There are several reasons why GPs make the transition from an NHS GP to a private GP, with the most notable being the level of flexibility and freedom of how you run your consultations and manage your patient's health concerns.
There are a number of benefits to becoming a private GP for both you and the patients you see. These include:
Most GPs trained as primary care specialists under the impression that they would be able to interact regularly with patients, delivering personalised and holistic care as part of an interdisciplinary team, to a manageable list of regular patients.
In recent years, the restrictions of NHS primary care funding, coupled with a growing and ageing population, have meant that this vision of a typical primary care has all but disappeared.
Today’s NHS GPs are faced with a myriad of challenges. For GP partners, in addition to clinical responsibilities, there is a long list of practice management to contend with, including hiring, HR, technology, customer service, financial pressure and evolving funding mechanisms.
For GP locums, there is little sense of teamwork or collaboration, and a risk of de-skilling with work often reduced to protocol driven risk-mitigation.
For all NHS GPs, the sheer disparity between supply and demand, means that clinical interactions are increasingly digitalised (e.g., triage), short (<5 minute appointments) and complex as only the most complicated cases are escalated to GPs, with easy work completed by nurses, pharmacists or HCAs.

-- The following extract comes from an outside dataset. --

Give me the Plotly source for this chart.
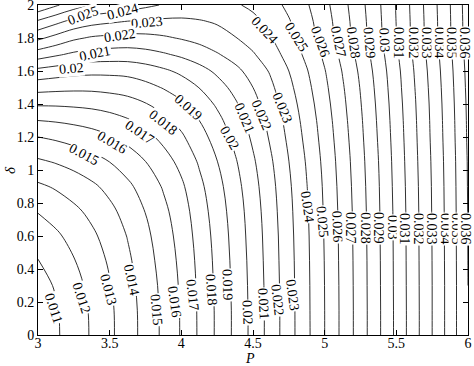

Private general practice offers an entirely different environment, freed from the restriction of NHS funding constraints.
With patients funding their own care, clinicians are free to determine the way in which they manage their patients’ care.
This can look like extended appointment times, face-to-face care (digital triage has yet to be shown to be valuable in a private context) and freedom from financial constraints imposed within the NHS such greater prescribing freedom.